● **Records for the exercise**:
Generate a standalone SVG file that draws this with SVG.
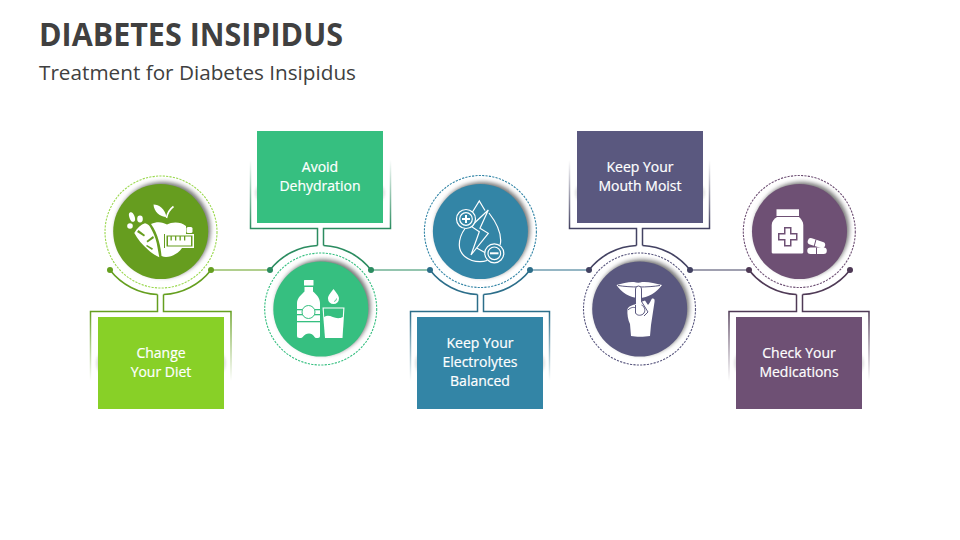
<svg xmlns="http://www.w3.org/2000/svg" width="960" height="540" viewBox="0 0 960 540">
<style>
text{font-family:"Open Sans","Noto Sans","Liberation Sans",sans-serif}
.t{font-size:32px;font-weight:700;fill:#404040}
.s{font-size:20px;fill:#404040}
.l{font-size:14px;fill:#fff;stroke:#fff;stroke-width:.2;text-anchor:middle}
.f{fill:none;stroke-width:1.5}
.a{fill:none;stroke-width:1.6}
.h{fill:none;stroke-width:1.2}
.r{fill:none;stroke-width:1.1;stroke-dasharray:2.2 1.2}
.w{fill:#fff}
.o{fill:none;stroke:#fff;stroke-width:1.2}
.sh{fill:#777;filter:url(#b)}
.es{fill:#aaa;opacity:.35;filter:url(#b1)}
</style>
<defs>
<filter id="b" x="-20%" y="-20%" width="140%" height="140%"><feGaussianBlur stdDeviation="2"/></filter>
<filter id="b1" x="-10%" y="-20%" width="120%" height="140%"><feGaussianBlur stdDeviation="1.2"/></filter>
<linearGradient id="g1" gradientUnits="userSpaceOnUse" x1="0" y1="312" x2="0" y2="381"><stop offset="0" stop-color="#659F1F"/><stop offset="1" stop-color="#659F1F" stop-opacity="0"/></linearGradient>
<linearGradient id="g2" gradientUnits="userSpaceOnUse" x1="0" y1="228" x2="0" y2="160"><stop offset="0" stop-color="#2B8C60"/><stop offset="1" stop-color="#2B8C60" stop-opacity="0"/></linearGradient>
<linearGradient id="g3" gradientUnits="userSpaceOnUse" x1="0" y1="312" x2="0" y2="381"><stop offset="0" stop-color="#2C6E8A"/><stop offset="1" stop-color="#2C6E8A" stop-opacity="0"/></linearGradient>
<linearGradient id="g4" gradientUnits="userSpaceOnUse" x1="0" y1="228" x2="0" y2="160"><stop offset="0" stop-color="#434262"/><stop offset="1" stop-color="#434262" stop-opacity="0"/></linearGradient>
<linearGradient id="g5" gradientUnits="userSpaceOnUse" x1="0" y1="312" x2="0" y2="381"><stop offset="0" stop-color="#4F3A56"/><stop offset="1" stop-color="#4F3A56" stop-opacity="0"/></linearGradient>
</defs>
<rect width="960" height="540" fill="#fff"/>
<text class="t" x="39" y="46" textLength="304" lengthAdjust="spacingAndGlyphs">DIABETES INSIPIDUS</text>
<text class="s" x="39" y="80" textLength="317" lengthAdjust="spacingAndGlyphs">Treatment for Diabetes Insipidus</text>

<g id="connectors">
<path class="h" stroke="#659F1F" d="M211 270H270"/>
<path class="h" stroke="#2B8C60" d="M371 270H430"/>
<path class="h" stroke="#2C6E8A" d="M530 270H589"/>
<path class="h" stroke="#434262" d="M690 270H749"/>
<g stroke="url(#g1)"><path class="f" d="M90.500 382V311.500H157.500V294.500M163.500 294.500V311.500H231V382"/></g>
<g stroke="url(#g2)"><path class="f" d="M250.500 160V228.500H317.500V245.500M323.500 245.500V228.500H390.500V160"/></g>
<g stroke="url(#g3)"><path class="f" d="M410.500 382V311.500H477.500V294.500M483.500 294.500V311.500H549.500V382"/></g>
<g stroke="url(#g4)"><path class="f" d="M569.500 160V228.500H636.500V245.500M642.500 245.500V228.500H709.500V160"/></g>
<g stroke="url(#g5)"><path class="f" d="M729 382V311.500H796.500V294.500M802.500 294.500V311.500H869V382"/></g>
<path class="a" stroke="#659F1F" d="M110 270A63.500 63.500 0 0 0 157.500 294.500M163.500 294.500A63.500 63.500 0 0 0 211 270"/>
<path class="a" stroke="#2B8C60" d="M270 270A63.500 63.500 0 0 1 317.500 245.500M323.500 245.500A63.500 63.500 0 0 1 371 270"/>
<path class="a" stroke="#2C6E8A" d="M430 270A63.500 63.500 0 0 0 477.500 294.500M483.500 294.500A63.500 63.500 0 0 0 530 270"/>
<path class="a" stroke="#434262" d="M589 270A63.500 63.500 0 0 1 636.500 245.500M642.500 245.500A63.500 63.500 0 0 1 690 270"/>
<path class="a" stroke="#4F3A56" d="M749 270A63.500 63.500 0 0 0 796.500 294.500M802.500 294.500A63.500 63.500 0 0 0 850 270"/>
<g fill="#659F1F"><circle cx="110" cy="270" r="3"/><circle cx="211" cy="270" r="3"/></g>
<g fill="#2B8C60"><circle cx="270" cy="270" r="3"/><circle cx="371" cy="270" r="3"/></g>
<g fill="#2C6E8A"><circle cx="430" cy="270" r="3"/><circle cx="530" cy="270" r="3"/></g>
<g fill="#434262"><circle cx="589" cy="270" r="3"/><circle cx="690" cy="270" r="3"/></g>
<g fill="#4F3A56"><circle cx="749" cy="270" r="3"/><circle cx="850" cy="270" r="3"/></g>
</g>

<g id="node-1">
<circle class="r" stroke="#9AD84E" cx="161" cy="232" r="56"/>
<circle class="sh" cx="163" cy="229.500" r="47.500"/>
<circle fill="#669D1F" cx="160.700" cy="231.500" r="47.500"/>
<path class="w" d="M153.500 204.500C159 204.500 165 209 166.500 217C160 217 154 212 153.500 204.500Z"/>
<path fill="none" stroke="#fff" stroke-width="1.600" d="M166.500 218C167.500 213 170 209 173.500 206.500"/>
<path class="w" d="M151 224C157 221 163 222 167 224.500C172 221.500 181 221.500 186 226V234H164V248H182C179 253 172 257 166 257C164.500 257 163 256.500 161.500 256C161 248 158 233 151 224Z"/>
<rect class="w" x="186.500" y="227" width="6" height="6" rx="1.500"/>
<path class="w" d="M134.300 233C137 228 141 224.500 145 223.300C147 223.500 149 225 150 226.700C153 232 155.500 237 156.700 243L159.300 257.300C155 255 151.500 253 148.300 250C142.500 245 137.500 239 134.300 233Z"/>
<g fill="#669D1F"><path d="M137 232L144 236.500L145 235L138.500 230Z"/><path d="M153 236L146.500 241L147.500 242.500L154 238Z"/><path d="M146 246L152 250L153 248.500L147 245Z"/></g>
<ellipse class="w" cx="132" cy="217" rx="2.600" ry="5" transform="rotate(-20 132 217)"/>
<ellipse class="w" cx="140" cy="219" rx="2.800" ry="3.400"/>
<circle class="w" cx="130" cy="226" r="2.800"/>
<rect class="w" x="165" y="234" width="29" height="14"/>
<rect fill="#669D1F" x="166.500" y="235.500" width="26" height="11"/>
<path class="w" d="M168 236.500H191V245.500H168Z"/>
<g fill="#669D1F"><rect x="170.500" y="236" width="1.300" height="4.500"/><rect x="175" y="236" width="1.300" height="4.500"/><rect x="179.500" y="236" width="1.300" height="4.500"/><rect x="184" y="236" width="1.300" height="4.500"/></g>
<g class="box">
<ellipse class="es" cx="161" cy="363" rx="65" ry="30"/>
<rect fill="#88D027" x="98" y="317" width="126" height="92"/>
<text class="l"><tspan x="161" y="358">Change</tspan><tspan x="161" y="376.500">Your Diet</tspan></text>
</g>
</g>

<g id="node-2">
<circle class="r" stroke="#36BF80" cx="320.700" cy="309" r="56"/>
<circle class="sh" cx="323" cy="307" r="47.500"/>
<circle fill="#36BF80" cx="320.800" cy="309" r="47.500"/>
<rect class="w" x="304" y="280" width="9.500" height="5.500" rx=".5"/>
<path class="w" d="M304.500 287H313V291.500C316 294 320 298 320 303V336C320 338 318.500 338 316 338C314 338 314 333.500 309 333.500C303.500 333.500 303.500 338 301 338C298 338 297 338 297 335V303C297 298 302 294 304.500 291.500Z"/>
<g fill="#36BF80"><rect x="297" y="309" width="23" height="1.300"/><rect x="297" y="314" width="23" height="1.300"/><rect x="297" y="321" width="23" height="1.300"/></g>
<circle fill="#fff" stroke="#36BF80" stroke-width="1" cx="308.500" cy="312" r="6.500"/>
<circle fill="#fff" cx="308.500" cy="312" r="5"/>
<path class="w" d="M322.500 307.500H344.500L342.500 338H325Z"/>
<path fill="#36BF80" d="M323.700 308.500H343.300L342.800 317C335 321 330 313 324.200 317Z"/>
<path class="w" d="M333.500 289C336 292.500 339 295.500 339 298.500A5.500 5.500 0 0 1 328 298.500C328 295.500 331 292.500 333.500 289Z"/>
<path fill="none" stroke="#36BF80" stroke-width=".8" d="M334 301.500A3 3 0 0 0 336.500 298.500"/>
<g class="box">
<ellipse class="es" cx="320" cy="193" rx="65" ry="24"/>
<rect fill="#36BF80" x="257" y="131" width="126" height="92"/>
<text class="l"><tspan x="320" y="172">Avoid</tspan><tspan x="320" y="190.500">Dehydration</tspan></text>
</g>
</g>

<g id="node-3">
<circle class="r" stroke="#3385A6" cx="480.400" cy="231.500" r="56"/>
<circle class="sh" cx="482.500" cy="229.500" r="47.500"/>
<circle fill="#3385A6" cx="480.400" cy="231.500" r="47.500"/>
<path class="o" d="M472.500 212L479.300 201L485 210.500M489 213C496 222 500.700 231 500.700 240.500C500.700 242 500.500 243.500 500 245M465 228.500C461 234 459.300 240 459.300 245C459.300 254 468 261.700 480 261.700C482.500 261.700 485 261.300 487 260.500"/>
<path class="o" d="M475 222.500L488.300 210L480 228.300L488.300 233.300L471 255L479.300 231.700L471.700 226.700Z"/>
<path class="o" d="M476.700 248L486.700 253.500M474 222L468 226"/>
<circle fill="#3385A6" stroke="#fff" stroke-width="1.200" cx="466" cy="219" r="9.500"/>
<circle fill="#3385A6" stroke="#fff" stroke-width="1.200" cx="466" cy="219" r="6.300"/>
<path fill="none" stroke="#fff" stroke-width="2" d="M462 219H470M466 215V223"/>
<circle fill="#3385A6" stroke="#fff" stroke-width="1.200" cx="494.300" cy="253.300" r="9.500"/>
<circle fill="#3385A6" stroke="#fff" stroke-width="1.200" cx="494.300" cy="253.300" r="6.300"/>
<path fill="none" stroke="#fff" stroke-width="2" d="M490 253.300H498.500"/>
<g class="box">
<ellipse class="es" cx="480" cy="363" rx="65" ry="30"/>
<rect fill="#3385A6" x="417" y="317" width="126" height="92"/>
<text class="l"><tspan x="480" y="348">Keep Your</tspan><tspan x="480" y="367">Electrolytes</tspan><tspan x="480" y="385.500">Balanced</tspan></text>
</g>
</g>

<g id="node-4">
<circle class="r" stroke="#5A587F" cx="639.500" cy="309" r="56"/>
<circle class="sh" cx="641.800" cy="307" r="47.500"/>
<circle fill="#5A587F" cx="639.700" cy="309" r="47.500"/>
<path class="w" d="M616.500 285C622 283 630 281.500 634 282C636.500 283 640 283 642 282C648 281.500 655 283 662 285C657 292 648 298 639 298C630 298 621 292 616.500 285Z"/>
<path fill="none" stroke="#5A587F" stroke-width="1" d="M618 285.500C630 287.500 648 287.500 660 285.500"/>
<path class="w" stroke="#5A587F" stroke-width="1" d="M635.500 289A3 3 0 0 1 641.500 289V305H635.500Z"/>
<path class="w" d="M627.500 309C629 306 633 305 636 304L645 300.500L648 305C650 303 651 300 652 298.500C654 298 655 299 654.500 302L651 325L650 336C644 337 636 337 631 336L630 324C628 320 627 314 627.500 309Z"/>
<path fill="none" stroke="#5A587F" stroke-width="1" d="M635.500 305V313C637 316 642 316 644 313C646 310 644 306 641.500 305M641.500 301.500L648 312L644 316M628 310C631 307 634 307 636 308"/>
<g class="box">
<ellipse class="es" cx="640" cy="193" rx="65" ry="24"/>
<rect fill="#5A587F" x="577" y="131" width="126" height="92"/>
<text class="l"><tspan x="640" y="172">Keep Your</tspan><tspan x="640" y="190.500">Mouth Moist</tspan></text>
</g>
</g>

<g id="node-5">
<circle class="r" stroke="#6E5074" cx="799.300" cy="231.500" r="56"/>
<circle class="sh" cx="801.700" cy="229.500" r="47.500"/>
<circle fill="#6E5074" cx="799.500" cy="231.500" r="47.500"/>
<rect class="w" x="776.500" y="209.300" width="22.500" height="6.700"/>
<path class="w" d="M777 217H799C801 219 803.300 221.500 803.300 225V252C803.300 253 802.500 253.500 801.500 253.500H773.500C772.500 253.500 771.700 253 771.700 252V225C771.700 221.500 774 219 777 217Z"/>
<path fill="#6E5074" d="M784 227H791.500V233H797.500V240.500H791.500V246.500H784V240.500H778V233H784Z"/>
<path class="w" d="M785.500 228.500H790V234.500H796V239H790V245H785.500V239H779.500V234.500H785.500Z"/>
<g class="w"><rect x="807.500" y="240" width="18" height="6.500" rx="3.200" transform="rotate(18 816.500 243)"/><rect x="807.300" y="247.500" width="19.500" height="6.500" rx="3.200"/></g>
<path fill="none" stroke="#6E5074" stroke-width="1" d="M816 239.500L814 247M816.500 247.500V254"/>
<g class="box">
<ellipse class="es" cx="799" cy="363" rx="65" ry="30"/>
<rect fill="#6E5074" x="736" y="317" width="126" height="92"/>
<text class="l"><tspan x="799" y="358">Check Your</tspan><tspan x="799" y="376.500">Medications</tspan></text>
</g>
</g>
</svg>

---

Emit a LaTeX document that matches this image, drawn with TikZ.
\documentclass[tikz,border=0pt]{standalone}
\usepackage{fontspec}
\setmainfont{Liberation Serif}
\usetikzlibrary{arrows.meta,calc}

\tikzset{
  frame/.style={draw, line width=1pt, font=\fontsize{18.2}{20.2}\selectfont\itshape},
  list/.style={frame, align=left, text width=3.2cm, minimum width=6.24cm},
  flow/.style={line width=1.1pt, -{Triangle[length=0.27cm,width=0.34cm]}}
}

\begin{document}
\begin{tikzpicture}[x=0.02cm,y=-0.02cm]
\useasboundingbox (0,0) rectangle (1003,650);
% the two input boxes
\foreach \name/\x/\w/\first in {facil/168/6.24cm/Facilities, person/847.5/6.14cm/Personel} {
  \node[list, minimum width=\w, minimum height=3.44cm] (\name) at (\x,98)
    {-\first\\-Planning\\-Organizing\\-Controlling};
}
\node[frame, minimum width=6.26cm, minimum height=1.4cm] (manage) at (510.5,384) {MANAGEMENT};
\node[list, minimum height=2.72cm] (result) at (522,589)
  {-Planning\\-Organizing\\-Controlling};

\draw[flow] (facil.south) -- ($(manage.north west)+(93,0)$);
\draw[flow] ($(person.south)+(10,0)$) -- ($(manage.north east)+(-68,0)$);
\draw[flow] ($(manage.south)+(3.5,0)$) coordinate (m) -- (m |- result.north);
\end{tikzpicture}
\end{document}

...

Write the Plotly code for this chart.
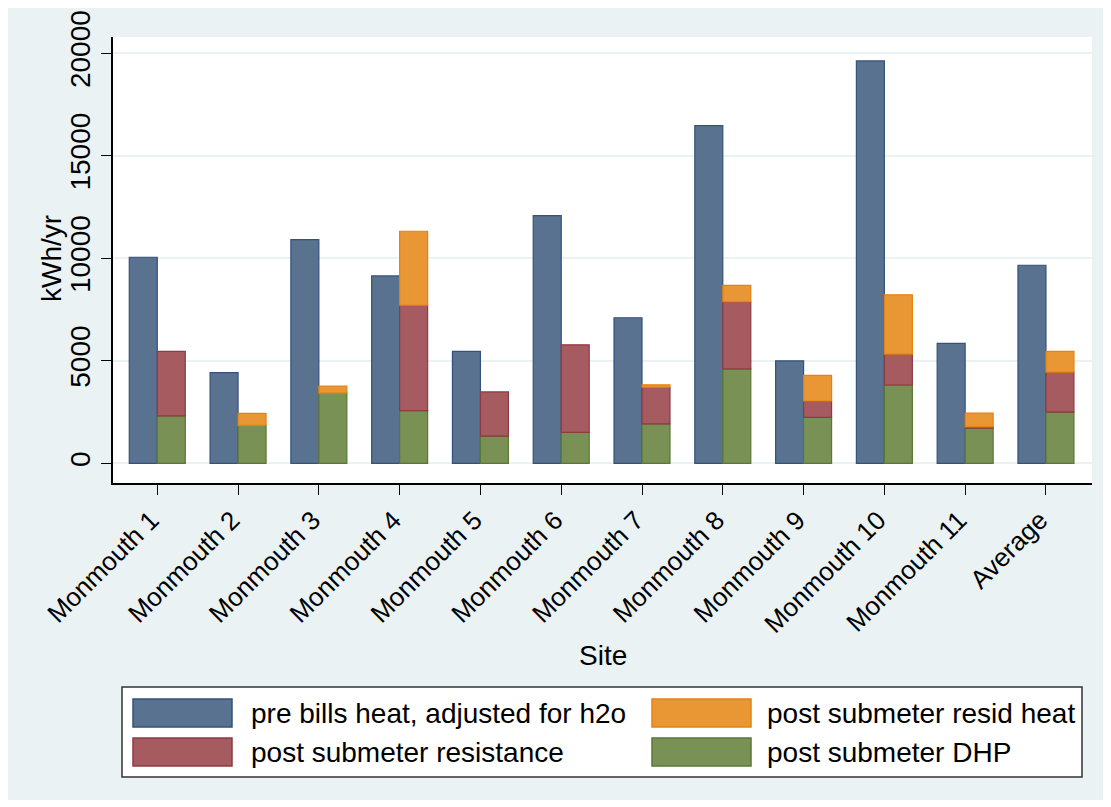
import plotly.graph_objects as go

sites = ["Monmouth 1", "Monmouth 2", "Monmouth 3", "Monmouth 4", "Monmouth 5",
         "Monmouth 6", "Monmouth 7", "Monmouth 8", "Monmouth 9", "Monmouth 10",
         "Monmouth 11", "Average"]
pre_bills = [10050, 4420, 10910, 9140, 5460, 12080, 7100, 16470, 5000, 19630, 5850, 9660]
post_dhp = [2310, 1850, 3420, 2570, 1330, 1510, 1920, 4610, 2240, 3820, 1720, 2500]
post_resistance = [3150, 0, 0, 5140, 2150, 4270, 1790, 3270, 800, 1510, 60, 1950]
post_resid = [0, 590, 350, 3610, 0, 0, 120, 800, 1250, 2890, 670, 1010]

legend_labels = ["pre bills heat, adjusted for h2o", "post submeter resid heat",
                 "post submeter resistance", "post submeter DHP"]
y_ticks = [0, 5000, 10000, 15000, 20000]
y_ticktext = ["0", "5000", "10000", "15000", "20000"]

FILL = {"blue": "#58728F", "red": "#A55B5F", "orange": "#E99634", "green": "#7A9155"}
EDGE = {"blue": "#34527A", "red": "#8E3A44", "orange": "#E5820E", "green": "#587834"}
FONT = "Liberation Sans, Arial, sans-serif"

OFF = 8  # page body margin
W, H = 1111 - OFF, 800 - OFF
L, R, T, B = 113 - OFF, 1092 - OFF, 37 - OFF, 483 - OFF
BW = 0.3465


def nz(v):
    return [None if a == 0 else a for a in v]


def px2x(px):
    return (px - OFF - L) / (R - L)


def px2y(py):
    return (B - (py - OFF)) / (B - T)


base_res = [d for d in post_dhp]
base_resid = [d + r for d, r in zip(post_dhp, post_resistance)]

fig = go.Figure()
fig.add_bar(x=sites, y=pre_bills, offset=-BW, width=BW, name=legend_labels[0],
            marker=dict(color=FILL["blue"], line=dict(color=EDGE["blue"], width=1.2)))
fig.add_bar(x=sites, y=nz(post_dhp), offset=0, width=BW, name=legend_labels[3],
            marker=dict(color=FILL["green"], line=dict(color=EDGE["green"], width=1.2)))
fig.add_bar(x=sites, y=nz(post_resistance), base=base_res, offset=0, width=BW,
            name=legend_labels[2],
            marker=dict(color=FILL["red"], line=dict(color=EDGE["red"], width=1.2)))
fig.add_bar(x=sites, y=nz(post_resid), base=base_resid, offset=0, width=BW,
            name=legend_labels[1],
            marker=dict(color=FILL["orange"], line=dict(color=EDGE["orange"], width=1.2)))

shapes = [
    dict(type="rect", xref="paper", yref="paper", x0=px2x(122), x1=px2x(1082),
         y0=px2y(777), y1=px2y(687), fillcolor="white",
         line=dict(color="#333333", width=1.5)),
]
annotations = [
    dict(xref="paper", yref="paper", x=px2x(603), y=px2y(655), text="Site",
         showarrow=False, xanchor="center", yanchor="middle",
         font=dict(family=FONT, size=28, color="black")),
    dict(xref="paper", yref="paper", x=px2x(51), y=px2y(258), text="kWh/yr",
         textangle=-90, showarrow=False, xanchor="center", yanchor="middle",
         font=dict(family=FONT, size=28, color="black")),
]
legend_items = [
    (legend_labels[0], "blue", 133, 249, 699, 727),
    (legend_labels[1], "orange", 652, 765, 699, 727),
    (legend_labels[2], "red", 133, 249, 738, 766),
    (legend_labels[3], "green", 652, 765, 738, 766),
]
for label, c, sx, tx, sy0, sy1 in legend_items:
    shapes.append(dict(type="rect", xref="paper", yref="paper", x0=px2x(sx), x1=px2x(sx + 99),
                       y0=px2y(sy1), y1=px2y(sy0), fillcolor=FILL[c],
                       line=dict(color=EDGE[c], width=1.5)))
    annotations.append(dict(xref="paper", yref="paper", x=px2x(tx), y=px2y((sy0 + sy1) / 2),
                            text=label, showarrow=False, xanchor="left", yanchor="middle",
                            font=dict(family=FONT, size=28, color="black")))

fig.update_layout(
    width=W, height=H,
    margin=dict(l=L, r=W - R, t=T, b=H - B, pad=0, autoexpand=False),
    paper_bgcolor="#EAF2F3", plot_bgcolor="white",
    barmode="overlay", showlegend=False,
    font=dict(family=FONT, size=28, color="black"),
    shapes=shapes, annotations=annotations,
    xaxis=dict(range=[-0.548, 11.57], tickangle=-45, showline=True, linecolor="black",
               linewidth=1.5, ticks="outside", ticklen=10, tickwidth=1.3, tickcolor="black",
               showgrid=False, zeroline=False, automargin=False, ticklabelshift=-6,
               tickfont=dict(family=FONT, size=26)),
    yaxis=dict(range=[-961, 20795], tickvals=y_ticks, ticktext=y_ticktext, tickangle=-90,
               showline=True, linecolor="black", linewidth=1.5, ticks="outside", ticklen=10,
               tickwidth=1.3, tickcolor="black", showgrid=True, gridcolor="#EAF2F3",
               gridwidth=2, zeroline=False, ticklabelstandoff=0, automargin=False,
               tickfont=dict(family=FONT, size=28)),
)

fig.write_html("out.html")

● **To do**: Copy exactly the part of the material above that opens with the line containing "Write the Plotly code for this chart." and closes with the line containing "base_resid = [d", ends included. Drop the images.

● **The solution**:
Write the Plotly code for this chart.
import plotly.graph_objects as go

sites = ["Monmouth 1", "Monmouth 2", "Monmouth 3", "Monmouth 4", "Monmouth 5",
         "Monmouth 6", "Monmouth 7", "Monmouth 8", "Monmouth 9", "Monmouth 10",
         "Monmouth 11", "Average"]
pre_bills = [10050, 4420, 10910, 9140, 5460, 12080, 7100, 16470, 5000, 19630, 5850, 9660]
post_dhp = [2310, 1850, 3420, 2570, 1330, 1510, 1920, 4610, 2240, 3820, 1720, 2500]
post_resistance = [3150, 0, 0, 5140, 2150, 4270, 1790, 3270, 800, 1510, 60, 1950]
post_resid = [0, 590, 350, 3610, 0, 0, 120, 800, 1250, 2890, 670, 1010]

legend_labels = ["pre bills heat, adjusted for h2o", "post submeter resid heat",
                 "post submeter resistance", "post submeter DHP"]
y_ticks = [0, 5000, 10000, 15000, 20000]
y_ticktext = ["0", "5000", "10000", "15000", "20000"]

FILL = {"blue": "#58728F", "red": "#A55B5F", "orange": "#E99634", "green": "#7A9155"}
EDGE = {"blue": "#34527A", "red": "#8E3A44", "orange": "#E5820E", "green": "#587834"}
FONT = "Liberation Sans, Arial, sans-serif"

OFF = 8  # page body margin
W, H = 1111 - OFF, 800 - OFF
L, R, T, B = 113 - OFF, 1092 - OFF, 37 - OFF, 483 - OFF
BW = 0.3465


def nz(v):
    return [None if a == 0 else a for a in v]


def px2x(px):
    return (px - OFF - L) / (R - L)


def px2y(py):
    return (B - (py - OFF)) / (B - T)


base_res = [d for d in post_dhp]
base_resid = [d + r for d, r in zip(post_dhp, post_resistance)]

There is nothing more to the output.